Recipe for Chocolate Chipotle Creme Brulee
Serves 8*
Ingredients
2 Chipotle chiles split in half with excess adobo sauce removed
2 cups whipping cream + 1 cup for topping (see note below)
2 cups half and half
4 ounces bittersweet chocolate (70%, such as Valrona), coarsely chopped
4 ounces semisweet chocolate, finely coarsely chopped
8 large egg yolks
1/3 cup sugar

Method
Preheat oven to 300°F. Combine cream and half and half in heavy large saucepan with the split chipotles and seeds. Bring to a boil mixing occasionally and pressing chipotles to the side of the pan to extra the flavor. Reduce heat to low.

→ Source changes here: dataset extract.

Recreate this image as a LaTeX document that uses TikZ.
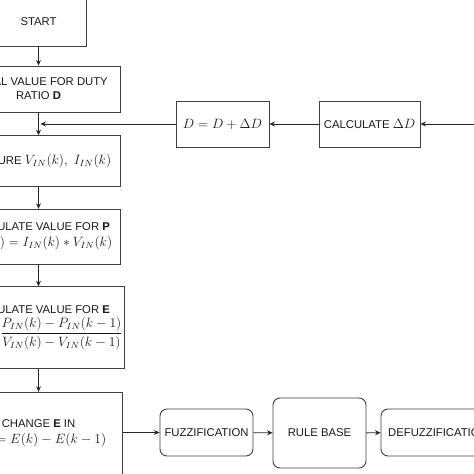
\documentclass[tikz,border=0pt]{standalone}
\usepackage{graphicx}
\usepackage{amsmath}
\usepackage[no-math]{fontspec}
\newfontfamily\arialf{Liberation Sans}
\usetikzlibrary{arrows.meta}
\newcommand\mm[1]{{\fontsize{12}{14}\selectfont\scalebox{1.125}{$#1$}}}
\begin{document}
\begin{tikzpicture}[x=1pt,y=-1pt,
  box/.style={draw=black!75, line width=0.9pt, rectangle, inner sep=2pt, align=center,
    font=\arialf\fontsize{11.3}{16}\selectfont, text=black!90},
  rbox/.style={box, rounded corners=7pt},
  arr/.style={-{Stealth[length=5.5pt,width=5pt]}, line width=0.9pt, draw=black!85}]
\useasboundingbox (0,0) rectangle (474,474);
\clip (0,0) rectangle (474,474);
\fill[white] (0,0) rectangle (474,474);
% left column
\node[box, minimum width=95pt, minimum height=48pt] (start) at (38.5,22) {START};
\node[box, minimum width=163pt, minimum height=46pt] (init) at (38.5,89) {INITIAL VALUE FOR DUTY\\[-2pt]RATIO \textbf{D}};
\node[box, minimum width=163pt, minimum height=51pt] (meas) at (38.5,161.2) {MEASURE \mm{V_{IN}(k),\ I_{IN}(k)}};
\node[box, minimum width=163pt, minimum height=54.7pt] (calcP) at (38.5,236.6) {CALCULATE VALUE FOR \textbf{P}\\[0pt]\mm{P_{IN}(k) = I_{IN}(k) * V_{IN}(k)}};
\node[box, minimum width=167.6pt, minimum height=81.6pt] (calcE) at (38.5,327.5) {CALCULATE VALUE FOR \textbf{E}\\[3pt]\mm{E(k)=\dfrac{P_{IN}(k)-P_{IN}(k-1)}{V_{IN}(k)-V_{IN}(k-1)}}};
\node[box, minimum width=167.6pt, minimum height=82.7pt] (change) at (38.5,433.6) {CHANGE \textbf{E} IN\\[0pt]\mm{\Delta E = E(k)-E(k-1)}};
% top row
\node[box, minimum width=93pt, minimum height=46pt] (dupd) at (222.5,124) {\mm{D = D+\Delta D}};
\node[box, minimum width=101pt, minimum height=46pt] (calcD) at (369.5,124) {CALCULATE \mm{\Delta D}};
% bottom row
\node[rbox, minimum width=93pt, minimum height=47pt] (fuzz) at (206.5,432.5) {FUZZIFICATION};
\node[rbox, minimum width=93pt, minimum height=70pt] (rule) at (319.5,433) {RULE BASE};
\node[rbox, minimum width=114pt, minimum height=47pt] (defuzz) at (438,432.5) {DEFUZZIFICATION};
% coordinates
\coordinate (fbin) at (480,124);
\coordinate (fbout) at (40.5,124);
% connectors
\draw[arr] (start) -- (init);
\draw[arr] (init) -- (meas);
\draw[arr] (meas) -- (calcP);
\draw[arr] (calcP) -- (calcE);
\draw[arr] (calcE) -- (change);
\draw[arr] (change.east |- fuzz.west) -- (fuzz.west);
\draw[arr] (fuzz) -- (rule);
\draw[arr] (rule) -- (defuzz);
\draw[arr] (fbin) -- (calcD.east);
\draw[arr] (calcD.west) -- (dupd.east);
\draw[arr] (dupd.west) -- (fbout);
\end{tikzpicture}
\end{document}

Strain the mixture, pressing the chipotle solids to extra additional flavor. Pour the hot mixture from the saucepan through a strainer over the chipotle, into medium bowl and then back into the saucepan 2-3 times. Strain one final time back into the saucepan and discard solids.

Boil water in a tea kettle while you complete the next step.

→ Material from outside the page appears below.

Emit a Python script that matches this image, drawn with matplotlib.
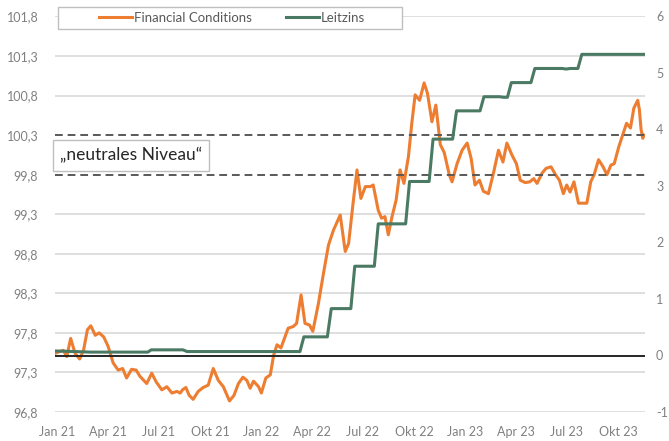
import matplotlib
matplotlib.use("Agg")
import matplotlib.pyplot as plt
from matplotlib.patches import Rectangle
import pandas as pd

plt.rcParams['font.family'] = ['Lato', 'DejaVu Sans']

# ---- data ----
fc_dates = ["2020-12-28","2021-01-04","2021-01-12","2021-01-18","2021-01-25","2021-02-02","2021-02-10",
            "2021-02-17","2021-02-24","2021-03-02","2021-03-10","2021-03-17","2021-03-25","2021-04-02",
            "2021-04-11","2021-04-20","2021-04-28","2021-05-05","2021-05-14","2021-05-22","2021-05-29",
            "2021-06-10","2021-06-19","2021-06-27","2021-07-07","2021-07-16","2021-07-25","2021-08-03",
            "2021-08-09","2021-08-13","2021-08-19","2021-08-25","2021-09-01","2021-09-10","2021-09-19",
            "2021-09-28","2021-10-07","2021-10-16","2021-10-25","2021-11-05","2021-11-13","2021-11-21",
            "2021-11-29","2021-12-06","2021-12-12","2021-12-18","2021-12-27","2022-01-01","2022-01-09",
            "2022-01-17","2022-01-23","2022-01-29","2022-02-05","2022-02-18","2022-02-27","2022-03-05",
            "2022-03-13","2022-03-20","2022-03-28","2022-04-03","2022-04-13","2022-04-22","2022-05-01",
            "2022-05-10","2022-05-22","2022-05-31","2022-06-06","2022-06-14","2022-06-21","2022-06-28",
            "2022-07-06","2022-07-15","2022-07-20","2022-07-29","2022-08-04","2022-08-10","2022-08-16",
            "2022-08-22","2022-08-30","2022-09-06","2022-09-13","2022-09-21","2022-09-27","2022-10-03",
            "2022-10-11","2022-10-19","2022-10-25","2022-11-02","2022-11-09","2022-11-17","2022-11-24",
            "2022-12-03","2022-12-08","2022-12-17","2022-12-26","2023-01-04","2023-01-11","2023-01-18",
            "2023-01-26","2023-02-02","2023-02-11","2023-02-20","2023-03-01","2023-03-09","2023-03-16",
            "2023-03-25","2023-04-02","2023-04-09","2023-04-18","2023-04-26","2023-05-03","2023-05-09",
            "2023-05-18","2023-05-25","2023-06-03","2023-06-11","2023-06-18","2023-06-25","2023-07-01",
            "2023-07-07","2023-07-14","2023-07-22","2023-07-30","2023-08-06","2023-08-13","2023-08-19",
            "2023-08-27","2023-09-04","2023-09-11","2023-09-18","2023-09-24","2023-10-02","2023-10-10",
            "2023-10-16","2023-10-23","2023-10-29","2023-11-05","2023-11-08","2023-11-11","2023-11-14",
            "2023-11-16"]
fc_values = [97.54,97.56,97.58,97.50,97.73,97.54,97.47,
             97.58,97.84,97.89,97.77,97.80,97.75,97.63,
             97.42,97.33,97.35,97.23,97.34,97.33,97.25,
             97.16,97.29,97.18,97.08,97.12,97.04,97.06,
             97.04,97.08,97.11,97.01,96.96,97.06,97.11,
             97.14,97.35,97.20,97.12,96.94,97.01,97.16,
             97.24,97.20,97.10,97.19,97.12,97.04,97.23,
             97.27,97.52,97.65,97.61,97.86,97.88,97.92,
             98.28,97.92,97.90,97.82,98.17,98.55,98.91,
             99.10,99.29,98.83,98.93,99.44,99.86,99.50,
             99.65,99.65,99.67,99.35,99.25,99.27,99.04,
             99.25,99.48,99.86,99.69,100.03,100.45,100.81,
             100.74,100.96,100.83,100.47,100.68,100.18,100.08,
             99.80,99.71,99.94,100.11,100.20,100.01,99.67,
             99.73,99.59,99.56,99.82,100.11,99.96,100.20,
             100.05,99.94,99.73,99.70,99.71,99.75,99.69,
             99.82,99.88,99.90,99.80,99.73,99.56,99.67,
             99.58,99.71,99.44,99.44,99.44,99.71,99.80,
             99.99,99.90,99.80,99.92,99.94,100.15,100.32,
             100.45,100.39,100.64,100.74,100.62,100.37,100.26,
             100.30]

rate_dates = ["2020-12-28","2021-02-01","2021-03-01","2021-05-01","2021-06-12","2021-06-18","2021-08-14",
              "2021-08-21","2022-03-11","2022-03-18","2022-04-29","2022-05-06","2022-06-10","2022-06-17",
              "2022-07-22","2022-07-29","2022-09-16","2022-09-23","2022-10-28","2022-11-04","2022-12-09",
              "2022-12-16","2023-01-27","2023-02-03","2023-03-03","2023-03-10","2023-03-17","2023-03-24",
              "2023-04-28","2023-05-05","2023-06-23","2023-06-30","2023-07-07","2023-07-21","2023-07-28",
              "2023-11-16"]
rate_values = [0.08,0.07,0.06,0.06,0.06,0.10,0.10,
               0.07,0.07,0.33,0.33,0.83,0.83,1.58,
               1.58,2.33,2.33,3.08,3.08,3.83,3.83,
               4.33,4.33,4.58,4.58,4.57,4.57,4.83,
               4.83,5.08,5.08,5.07,5.08,5.08,5.33,
               5.33]

neutral_levels = [100.3, 99.8]
left_ticks = [96.8, 97.3, 97.8, 98.3, 98.8, 99.3, 99.8, 100.3, 100.8, 101.3, 101.8]
right_ticks = [-1, 0, 1, 2, 3, 4, 5, 6]
xtick_dates = ["2021-01-01","2021-04-01","2021-07-01","2021-10-01","2022-01-01","2022-04-01",
               "2022-07-01","2022-10-01","2023-01-01","2023-04-01","2023-07-01","2023-10-01"]
xtick_labels = ["Jan 21","Apr 21","Jul 21","Okt 21","Jan 22","Apr 22",
                "Jul 22","Okt 22","Jan 23","Apr 23","Jul 23","Okt 23"]

ORANGE = "#ED7D31"
GREEN = "#4A7A63"
GRAY_TXT = "#808080"

W, H = 669, 441
fig = plt.figure(figsize=(6.69, 4.41), dpi=100)
ax = fig.add_axes([55/W, 1-412/H, 590/W, 395.5/H])
ax2 = ax.twinx()

fc_x = pd.to_datetime(fc_dates)
rate_x = pd.to_datetime(rate_dates)

# gridlines
for v in left_ticks:
    if v in neutral_levels:
        continue
    ax.axhline(v, color="#d9d9d9", lw=1.2, zorder=0)

ln1, = ax.plot(fc_x, fc_values, color=ORANGE, lw=2.2, zorder=3, label="Financial Conditions")
for v in neutral_levels:
    ax.axhline(v, color="#595959", lw=1.4, ls=(0, (4, 2.5)), zorder=5)

ln2, = ax2.plot(rate_x, rate_values, color=GREEN, lw=2.2, zorder=3, label="Leitzins")
ax2.axhline(0, color="#262626", lw=1.4, zorder=4)

ax.set_ylim(96.8, 101.8)
ax2.set_ylim(-1, 6)
ax.set_xlim(pd.Timestamp("2020-12-28"), pd.Timestamp("2023-11-18"))

ax.set_yticks(left_ticks)
ax.set_yticklabels([f"{v:.1f}".replace(".", ",") for v in left_ticks])
ax2.set_yticks(right_ticks)
ax2.set_yticklabels([str(v) for v in right_ticks])
ax.set_xticks(pd.to_datetime(xtick_dates))
ax.set_xticklabels(xtick_labels)

for a in (ax, ax2):
    for s in a.spines.values():
        s.set_visible(False)
ax.tick_params(axis="y", length=0, pad=12, labelsize=9, labelcolor=GRAY_TXT)
ax.tick_params(axis="x", length=0, pad=10, labelsize=9, labelcolor=GRAY_TXT)
ax2.tick_params(axis="y", length=0, pad=8, labelsize=9, labelcolor=GRAY_TXT)

# legend box
fig.patches.append(Rectangle((58/W, 1-29/H), 344/W, 22/H, transform=fig.transFigure,
                             fc="white", ec="#bfbfbf", lw=1.0, zorder=10))
leg = fig.legend(handles=[ln1, ln2], loc="center", ncol=2,
                 bbox_to_anchor=(232/W, 1-18/H), frameon=False, fontsize=9.5,
                 handlelength=2.5, handletextpad=0.15, columnspacing=2.6)
leg.set_zorder(11)
for t in leg.get_texts():
    t.set_color("#595959")

fig.text(131/W, 1-155.5/H, "„neutrales Niveau“", ha="center", va="center",
         fontsize=12.5, color="#262626",
         bbox=dict(boxstyle="square,pad=0.4", fc="white", ec="#bfbfbf", lw=1.0))

fig.savefig("out.png", dpi=100)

Add chocolate and whisk until melted and smooth. Remove from heat. Whisk yolks and 1/3 cup sugar in large bowl to blend. Gradually whisk in hot chocolate mixture to yolks starting with a small amount of hot liquid and whisk quickly. Strain the liquid and egg mixture a final time.
Pour equal amounts of custard among eight 3/4-cup custard cups. Place cups in large baking pan. Add enough hot water to pan to come halfway up sides of cups. Bake until custards are set, about 50 minutes. Remove from water; chill 2 hours. Cover and refrigerate overnight.

(Note: a traditional creme brulee calls for a burnt sugar crust to complete the dessert by adding 1 TBSP of sugar over the top of the brulee and either placing it under your oven broiler for 1 to 2 minutes or using a hand torch to caramelize the sugar. While that makes perfect sense for a traditional brulee, I don't believe it works as well here. Rather, I like a dollop of freshly whipped cream with a small amount of sugar or vanilla to lightly sweeten it. You will want something clean to cut the intense flavor and richness of the chocolate and chile and this does it.

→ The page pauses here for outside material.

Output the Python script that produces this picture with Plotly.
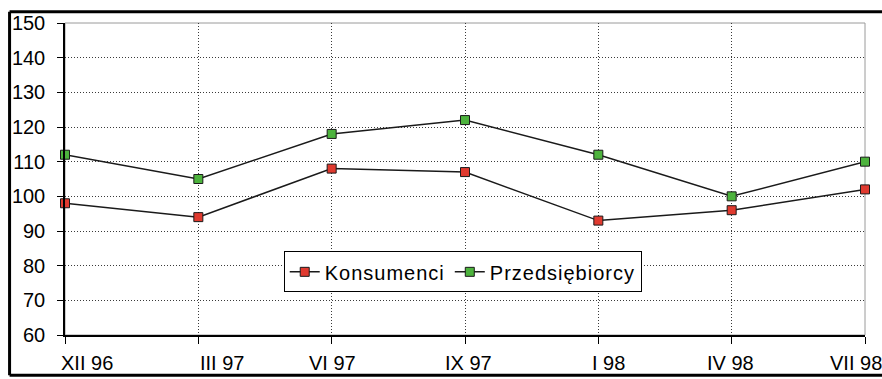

* Recipe can be cut in half for four servings.

14 comments:

Anonymous said...

I know what you mean...wasabi is up there with chipotle. Some people like to be hit over the head!

Marc Winitz said...

Thanks, your my first comment - ever! If you really like the heat let the CCCBrulee come to room temperature. The heat really comes through.

Alexa said...

Hi Marc,

What a great post! It's so true we do tend to overdo things a bit don't we? I understand the thought behind it after all how can anyone get sick of such a good thing and yet...
Your Chipotle Creme Brulee is a great way to merge the two--very clever.

Anonymous said...

I'm almost afraid to try this recipe but I agree with Alexa that it was very clever combining the two.

Marc Winitz said...

Thanks for your comment. It's actually good, although you have to have a penchant for liking the combination of chocolate and chiles - sort of like a Mexican Dessert Mole...

Anonymous said...

No matter how overdone, I LOVE, LOVE, LOVE chipotle. Great combo, you can't go wrong when you combine chile and chocolate.

Megan, Freelance Baking said...

Great post, I laughed out loud a couple of times

Anonymous said...

That's great Megan, I've succeeded :)

Rasa Malaysia said...

Marc, thanks for leaving a sweet comment on my site. :)

You have a fantastic site, too and I loooooove Paris.

krysta said...

i love this combo but these two getting together are like to very toxic exes getting together. lots of explosive firworks. i guess it was only natural for them to get together.

test it comm said...

Chili and chocolate is such a great combo.

Food, she thought. said...

i made chipotle chili chocolate cakes for a birthday party last spring, frosted in chocolate chili ganache. overused at this point, si. nevertheless delicious, si!

j darcus said...

question about this recipe...for the whipping cream do you add unwhipped whipping cream? then whip up fresh whipping cream for the topping or whipped whipping cream for both?

Unknown said...

:) How neat! I bet that was pretty interesting, I think I'll have to try this one!